I found some laptops, all with more or less the same vitals, with that graphics chip:
Acer Aspire AS5536-5883 ($499.99) - looks like best deal, tied for largest screen
Gateway NV5215u ($599.99)
HP Pavilion dv3-1075us ($749.99)
HP Pavilion dv4-1220us ($749.99)
And one with essentially identical specs AND what I've read is a better card (and have used, and am certain would be more than sufficient for running Uru):
Acer Aspire AS6920-6898 ($649.99)
For comparison, the GeForce 9800M GTS-equipped Gateway P-7807u is $1199.99. Good performance but you have to pay for it.
I'd just go on eBay and see what the Dell XPS m1330 and 1350s etc. are selling for - a while back I knew a guy who was trying to sell his and nobody took it at the price he was asking, so you don't quite have to abide by the store prices. Stores are really trying not to drop prices on laptops with "luxury" 3D graphics, I guess.
That's about as far as I can go - many GeForce 8x00- and 9X00-level cards were rebranded by GeForce with names like GeForce GT 120M, and I don't have a clue what they correspond to, but it's a safe bet the 120M is a cheap-o card (though that one seems to be still better than the part you mentioned.
I would likely say no to that laptop - if you can find a laptop with a GeForce 8600M GT (now known as the 9500M GS) cheaper, then the lower-performance (if what I read
here is correct) HD3200 is a bit of a scam. It's worth it for being $100 cheaper though. That said, for my money the graphics card is the most important part of any gaming laptop since the other components won't be a problem nearly as quickly - when the graphics are outdated, and they get that way fairly quickly, you can't do anything to fix it. More on that in a bit.
The talk about a "dedicated" graphics card is sometimes misleading when talking about laptops, and in this case it is ("hypermemory") and isn't (this "card" is indeed integrated if what I've read is true).
On a desktop computer, you have two paths for graphics: One, you can use the graphics supplied on the motherboard's chipset (usually Intel integrated graphics), or you can plug in a "dedicated" graphics card.

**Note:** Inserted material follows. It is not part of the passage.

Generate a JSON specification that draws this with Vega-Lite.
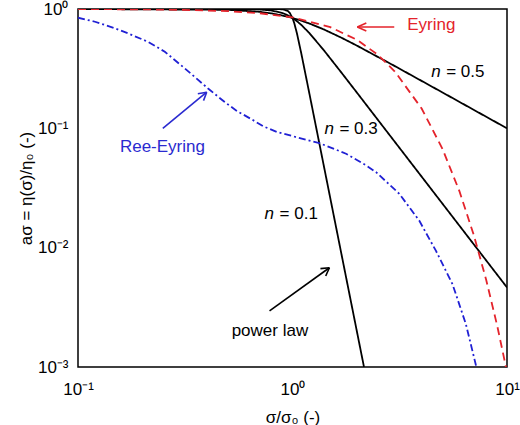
{
  "$schema": "https://vega.github.io/schema/vega-lite/v6.json",
  "width": 429,
  "height": 358,
  "autosize": {"type": "none"},
  "padding": {"left": 78, "top": 9, "right": 13, "bottom": 58},
  "datasets": {
    "curves": [
      {"s": "n05", "x": 0.1, "y": 1},
      {"s": "n05", "x": 0.5, "y": 0.985},
      {"s": "n05", "x": 0.7, "y": 0.9476},
      {"s": "n05", "x": 0.8, "y": 0.9178},
      {"s": "n05", "x": 0.9, "y": 0.8815},
      {"s": "n05", "x": 1.0, "y": 0.8409},
      {"s": "n05", "x": 1.1, "y": 0.7981},
      {"s": "n05", "x": 1.2, "y": 0.7553},
      {"s": "n05", "x": 1.4, "y": 0.6742},
      {"s": "n05", "x": 1.7, "y": 0.5718},
      {"s": "n05", "x": 2, "y": 0.4925},
      {"s": "n05", "x": 3, "y": 0.3323},
      {"s": "n05", "x": 5, "y": 0.1999},
      {"s": "n05", "x": 10, "y": 0.1},
      {"s": "n03", "x": 0.1, "y": 1},
      {"s": "n03", "x": 0.5, "y": 0.9996},
      {"s": "n03", "x": 0.7, "y": 0.9912},
      {"s": "n03", "x": 0.8, "y": 0.9711},
      {"s": "n03", "x": 0.9, "y": 0.9237},
      {"s": "n03", "x": 0.95, "y": 0.8864},
      {"s": "n03", "x": 1.0, "y": 0.8409},
      {"s": "n03", "x": 1.05, "y": 0.7893},
      {"s": "n03", "x": 1.1, "y": 0.7346},
      {"s": "n03", "x": 1.2, "y": 0.6267},
      {"s": "n03", "x": 1.4, "y": 0.4513},
      {"s": "n03", "x": 1.7, "y": 0.2894},
      {"s": "n03", "x": 2, "y": 0.1984},
      {"s": "n03", "x": 3, "y": 0.077},
      {"s": "n03", "x": 5, "y": 0.02339},
      {"s": "n03", "x": 10, "y": 0.004642},
      {"s": "n01", "x": 0.1, "y": 1},
      {"s": "n01", "x": 0.8, "y": 0.9999},
      {"s": "n01", "x": 0.9, "y": 0.9944},
      {"s": "n01", "x": 0.95, "y": 0.964},
      {"s": "n01", "x": 0.97, "y": 0.9305},
      {"s": "n01", "x": 1.0, "y": 0.8409},
      {"s": "n01", "x": 1.02, "y": 0.7573},
      {"s": "n01", "x": 1.05, "y": 0.6195},
      {"s": "n01", "x": 1.1, "y": 0.4208},
      {"s": "n01", "x": 1.2, "y": 0.1937},
      {"s": "n01", "x": 1.5, "y": 0.02601},
      {"s": "n01", "x": 2.1544, "y": 0.001},
      {"s": "eyring", "x": 0.1, "y": 0.99834},
      {"s": "eyring", "x": 0.2, "y": 0.99336},
      {"s": "eyring", "x": 0.3, "y": 0.98515},
      {"s": "eyring", "x": 0.5, "y": 0.95952},
      {"s": "eyring", "x": 0.7, "y": 0.92277},
      {"s": "eyring", "x": 1.0, "y": 0.85092},
      {"s": "eyring", "x": 1.5, "y": 0.70446},
      {"s": "eyring", "x": 2, "y": 0.55144},
      {"s": "eyring", "x": 2.5, "y": 0.41321},
      {"s": "eyring", "x": 3, "y": 0.29946},
      {"s": "eyring", "x": 4, "y": 0.14658},
      {"s": "eyring", "x": 5, "y": 0.067383},
      {"s": "eyring", "x": 6, "y": 0.029745},
      {"s": "eyring", "x": 7, "y": 0.012766},
      {"s": "eyring", "x": 8, "y": 0.0053674},
      {"s": "eyring", "x": 9, "y": 0.0022214},
      {"s": "eyring", "x": 10, "y": 0.000908},
      {"s": "ree", "x": 0.1, "y": 0.845},
      {"s": "ree", "x": 0.12, "y": 0.782},
      {"s": "ree", "x": 0.149, "y": 0.688},
      {"s": "ree", "x": 0.171, "y": 0.625},
      {"s": "ree", "x": 0.212, "y": 0.531},
      {"s": "ree", "x": 0.254, "y": 0.438},
      {"s": "ree", "x": 0.315, "y": 0.3175},
      {"s": "ree", "x": 0.404, "y": 0.2157},
      {"s": "ree", "x": 0.483, "y": 0.166},
      {"s": "ree", "x": 0.55, "y": 0.14},
      {"s": "ree", "x": 0.65, "y": 0.118},
      {"s": "ree", "x": 0.73, "y": 0.104},
      {"s": "ree", "x": 0.85, "y": 0.093},
      {"s": "ree", "x": 1.04, "y": 0.0845},
      {"s": "ree", "x": 1.335, "y": 0.0752},
      {"s": "ree", "x": 1.777, "y": 0.0613},
      {"s": "ree", "x": 2.2, "y": 0.049},
      {"s": "ree", "x": 2.449, "y": 0.043},
      {"s": "ree", "x": 3.146, "y": 0.0283},
      {"s": "ree", "x": 3.898, "y": 0.01686},
      {"s": "ree", "x": 4.66, "y": 0.00944},
      {"s": "ree", "x": 5.57, "y": 0.00495},
      {"s": "ree", "x": 6.43, "y": 0.00229},
      {"s": "ree", "x": 7.15, "y": 0.00105},
      {"s": "ree", "x": 7.3, "y": 0.00085}
    ],
    "nlabels": [
      {"x": 4.43, "y": 0.2955, "rest": "= 0.5"},
      {"x": 1.409, "y": 0.0981, "rest": "= 0.3"},
      {"x": 0.741, "y": 0.0193, "rest": "= 0.1"}
    ],
    "models": [
      {"x": 3.427, "y": 0.734, "label": "Eyring"},
      {"x": 0.1568, "y": 0.0692, "label": "Ree-Eyring"},
      {"x": 0.5203, "y": 0.00201, "label": "power law"}
    ],
    "arrows": [
      {"label": "Eyring", "x": 2.981, "y": 0.7059, "x2": 2.006, "y2": 0.7059},
      {"label": "Eyring", "x": 2.006, "y": 0.7059, "x2": 2.209, "y2": 0.7627},
      {"label": "Eyring", "x": 2.006, "y": 0.7059, "x2": 2.209, "y2": 0.6534},
      {"label": "Ree-Eyring", "x": 0.2485, "y": 0.1, "x2": 0.398, "y2": 0.2007},
      {"label": "Ree-Eyring", "x": 0.398, "y": 0.2007, "x2": 0.362, "y2": 0.195},
      {"label": "Ree-Eyring", "x": 0.398, "y": 0.2007, "x2": 0.3847, "y2": 0.1706},
      {"label": "power law", "x": 0.7816, "y": 0.002956, "x2": 1.486, "y2": 0.00679},
      {"label": "power law", "x": 1.486, "y": 0.00679, "x2": 1.35, "y2": 0.00667},
      {"label": "power law", "x": 1.486, "y": 0.00679, "x2": 1.4285, "y2": 0.00579}
    ],
    "xticks": [
      {"v": 0.1, "kind": "major"}, {"v": 0.2, "kind": "minor"}, {"v": 0.3, "kind": "minor"}, {"v": 0.4, "kind": "minor"},
      {"v": 0.5, "kind": "minor"}, {"v": 0.6, "kind": "minor"}, {"v": 0.7, "kind": "minor"}, {"v": 0.8, "kind": "minor"},
      {"v": 0.9, "kind": "minor"}, {"v": 1, "kind": "major"}, {"v": 2, "kind": "minor"}, {"v": 3, "kind": "minor"},
      {"v": 4, "kind": "minor"}, {"v": 5, "kind": "minor"}, {"v": 6, "kind": "minor"}, {"v": 7, "kind": "minor"},
      {"v": 8, "kind": "minor"}, {"v": 9, "kind": "minor"}, {"v": 10, "kind": "major"}
    ],
    "yticks": [
      {"v": 0.001, "kind": "major"}, {"v": 0.002, "kind": "minor"}, {"v": 0.003, "kind": "minor"}, {"v": 0.004, "kind": "minor"},
      {"v": 0.005, "kind": "minor"}, {"v": 0.006, "kind": "minor"}, {"v": 0.007, "kind": "minor"}, {"v": 0.008, "kind": "minor"},
      {"v": 0.009, "kind": "minor"}, {"v": 0.01, "kind": "major"}, {"v": 0.02, "kind": "minor"}, {"v": 0.03, "kind": "minor"},
      {"v": 0.04, "kind": "minor"}, {"v": 0.05, "kind": "minor"}, {"v": 0.06, "kind": "minor"}, {"v": 0.07, "kind": "minor"},
      {"v": 0.08, "kind": "minor"}, {"v": 0.09, "kind": "minor"}, {"v": 0.1, "kind": "major"}, {"v": 0.2, "kind": "minor"},
      {"v": 0.3, "kind": "minor"}, {"v": 0.4, "kind": "minor"}, {"v": 0.5, "kind": "minor"}, {"v": 0.6, "kind": "minor"},
      {"v": 0.7, "kind": "minor"}, {"v": 0.8, "kind": "minor"}, {"v": 0.9, "kind": "minor"}, {"v": 1, "kind": "major"}
    ]
  },
  "config": {
    "view": {"stroke": "black", "strokeWidth": 1.5},
    "axis": {"grid": false, "domain": false, "ticks": false, "labelFontSize": 17, "labelFlush": false, "labelOverlap": false, "labelBound": false}
  },
  "resolve": {
    "scale": {"color": "independent"}
  },
  "encoding": {
    "x": {
      "field": "x", "type": "quantitative",
      "scale": {"type": "log", "domain": [0.1, 10], "nice": false},
      "axis": {
        "orient": "bottom",
        "values": [0.1, 1, 10],
        "labelExpr": "abs(datum.value-0.1)<1e-9 ? '10⁻¹' : abs(datum.value-1)<1e-9 ? '10⁰' : abs(datum.value-10)<1e-9 ? '10¹' : ''",
        "ticks": false,
        "labelPadding": 14,
        "labelFont": "Liberation Sans",
        "labelColor": "black",
        "title": "σ/σ₀ (-)",
        "titleFont": "Liberation Sans",
        "titleFontSize": 17,
        "titleFontWeight": "normal",
        "titleColor": "black",
        "titlePadding": 12
      }
    },
    "y": {
      "field": "y", "type": "quantitative",
      "scale": {"type": "log", "domain": [0.001, 1], "nice": false},
      "axis": {
        "orient": "left",
        "values": [0.001, 0.01, 0.1, 1],
        "labelExpr": "abs(datum.value-0.001)<1e-9 ? '10⁻³' : abs(datum.value-0.01)<1e-9 ? '10⁻²' : abs(datum.value-0.1)<1e-9 ? '10⁻¹' : abs(datum.value-1)<1e-9 ? '10⁰' : ''",
        "ticks": false,
        "labelPadding": 10,
        "labelFont": "Liberation Sans",
        "labelColor": "black",
        "title": "aσ = η(σ)/η₀ (-)",
        "titleFont": "Liberation Sans",
        "titleFontSize": 17,
        "titleFontWeight": "normal",
        "titleColor": "black",
        "titlePadding": 2
      }
    }
  },
  "layer": [
    {
      "data": {"name": "curves"},
      "mark": {"type": "line", "strokeWidth": 1.8, "clip": true},
      "encoding": {
        "color": {
          "field": "s", "type": "nominal",
          "scale": {"domain": ["n05", "n03", "n01", "eyring", "ree"], "range": ["#000000", "#000000", "#000000", "#e4232b", "#2020d4"]},
          "legend": null
        },
        "strokeDash": {
          "field": "s", "type": "nominal",
          "scale": {"domain": ["n05", "n03", "n01", "eyring", "ree"], "range": [[1, 0], [1, 0], [1, 0], [8, 5], [7, 3, 2, 3]]},
          "legend": null
        }
      }
    },
    {
      "data": {"name": "models"},
      "mark": {"type": "text", "align": "left", "baseline": "middle", "fontSize": 17, "font": "Liberation Sans"},
      "encoding": {
        "text": {"field": "label"},
        "color": {
          "field": "label", "type": "nominal",
          "scale": {"domain": ["Eyring", "Ree-Eyring", "power law"], "range": ["#e4232b", "#2a2ad0", "#000000"]},
          "legend": null
        }
      }
    },
    {
      "data": {"name": "arrows"},
      "mark": {"type": "rule", "strokeWidth": 1.6},
      "encoding": {
        "x2": {"field": "x2"},
        "y2": {"field": "y2"},
        "color": {
          "field": "label", "type": "nominal",
          "scale": {"domain": ["Eyring", "Ree-Eyring", "power law"], "range": ["#e4232b", "#2a2ad0", "#000000"]},
          "legend": null
        }
      }
    },
    {
      "data": {"name": "nlabels"},
      "mark": {"type": "text", "align": "left", "baseline": "middle", "fontStyle": "italic", "fontSize": 17, "font": "Liberation Sans", "color": "black"},
      "encoding": {"text": {"value": "n"}}
    },
    {
      "data": {"name": "nlabels"},
      "mark": {"type": "text", "align": "left", "baseline": "middle", "dx": 15, "fontSize": 17, "font": "Liberation Sans", "color": "black"},
      "encoding": {"text": {"field": "rest"}}
    },
    {
      "data": {"name": "xticks"},
      "mark": {"type": "tick", "orient": "vertical", "thickness": 1.3, "color": "black", "opacity": 1, "clip": true},
      "encoding": {
        "x": {"field": "v", "type": "quantitative"},
        "y": {"datum": 0.001, "type": "quantitative"},
        "size": {"field": "kind", "type": "ordinal", "scale": {"domain": ["major", "minor"], "range": [18, 10]}, "legend": null}
      }
    },
    {
      "data": {"name": "xticks"},
      "mark": {"type": "tick", "orient": "vertical", "thickness": 1.3, "color": "black", "opacity": 1, "clip": true},
      "encoding": {
        "x": {"field": "v", "type": "quantitative"},
        "y": {"datum": 1, "type": "quantitative"},
        "size": {"field": "kind", "type": "ordinal", "scale": {"domain": ["major", "minor"], "range": [18, 10]}, "legend": null}
      }
    },
    {
      "data": {"name": "yticks"},
      "mark": {"type": "tick", "orient": "horizontal", "thickness": 1.3, "color": "black", "opacity": 1, "clip": true},
      "encoding": {
        "y": {"field": "v", "type": "quantitative"},
        "x": {"datum": 0.1, "type": "quantitative"},
        "size": {"field": "kind", "type": "ordinal", "scale": {"domain": ["major", "minor"], "range": [18, 10]}, "legend": null}
      }
    },
    {
      "data": {"name": "yticks"},
      "mark": {"type": "tick", "orient": "horizontal", "thickness": 1.3, "color": "black", "opacity": 1, "clip": true},
      "encoding": {
        "y": {"field": "v", "type": "quantitative"},
        "x": {"datum": 10, "type": "quantitative"},
        "size": {"field": "kind", "type": "ordinal", "scale": {"domain": ["major", "minor"], "range": [18, 10]}, "legend": null}
      }
    }
  ]
}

On laptops, space means you're stuck with what comes in the laptop, integrated or dedicated doesn't really matter. There are a very few laptops and cards built using the MXM format (which governs size and thermal characteristics) out there, but it's not very well standardized and you can't rely upon it. That said, from what I read this HD3200 is indeed an "integrated" solution not built internally in its own card format - bolted right onto the mainboard with a minimum of extras. It has no RAM of its own, though otherwise it should be functionally just like any other non-MXM laptop solution.
That "hypermemory" is deceiving; it's just shared memory, which means that the design is rather cheap and doesn't have its own dedicated video memory. Dedicated video memory is somewhat important, in a laptop or otherwise. The card won't ever be all 2GB of RAM, probably not even 512MB (which is what I've seen it being listed as); more to the point, if you're already using a lot of RAM in the operating system it won't be available to the card (although I doubt Uru will ever use 2GB, even if you're keeping some internet browser windows open in the background).
Ultimately though, it doesn't sound like a bad card, and has dedicated HD video decoding (very helpful on lower-end PCs and just in general) but you want it to be in a system that's much cheaper than something with the GeForce 8600M GT, for just one example.